Trackless trams the future?
Peter Newman writes:
I began my life as an activist academic in 1979 when the Western Australian government closed the Fremantle railway, saying buses would be better. Patronage immediately fell by 30% and I ran a four-year campaign to save the railway. We won. I have been writing books and running campaigns ever since on why trains and trams are better than buses. But I have changed my mind. The technology has changed, and I think it will end the need for new light rail.
So a light rail champion says it is a technology of the past, not the future.
“Trackless trams” are based on technology created in Europe and Chinaby taking innovations from high-speed rail and putting them in a bus.
I went to China to check out the CRRC trackless tram (they call it autonomous rail transit, or ART). I came back convinced it’s a transformative transit technology. …
Trackless trams are neither a tram nor a bus, though they have rubber wheels and run on streets. The high-speed rail innovations have transformed a bus into something with all the best features of light rail and none of its worst features.
Sounds great.
It replaces the noise and emissions of buses with electric traction from batteries recharged at stations in 30 seconds or at the end of the line in 10 minutes. That could just be an electric bus, but the ART is much more than that. It has all the speed (70kph), capacity and ride quality of light rail with its autonomous optical guidance system, train-like bogies with double axles and special hydraulics and tyres. …

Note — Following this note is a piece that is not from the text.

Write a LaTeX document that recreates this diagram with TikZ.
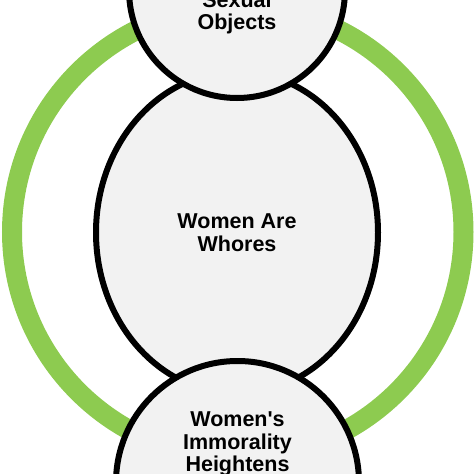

Similar disruption has happened in the Gold Coast, Canberra and elsewhere, but ultimately light rail systems have been highly successful in attracting patronage and land development. This will happen in Sydney too when the project is complete.
However, the cost has been far beyond original expectations. Sydney is costing over $120 million per kilometre. The Gold Coast was similar. Canberra and Newcastle are over $80 million per kilometre, as was the cancelled light rail in Perth.
The trackless tram costs around $6-$8 million per kilometre. And it can be put into a road system over a weekend.
So 10% of the cost and can be installed in a weekend!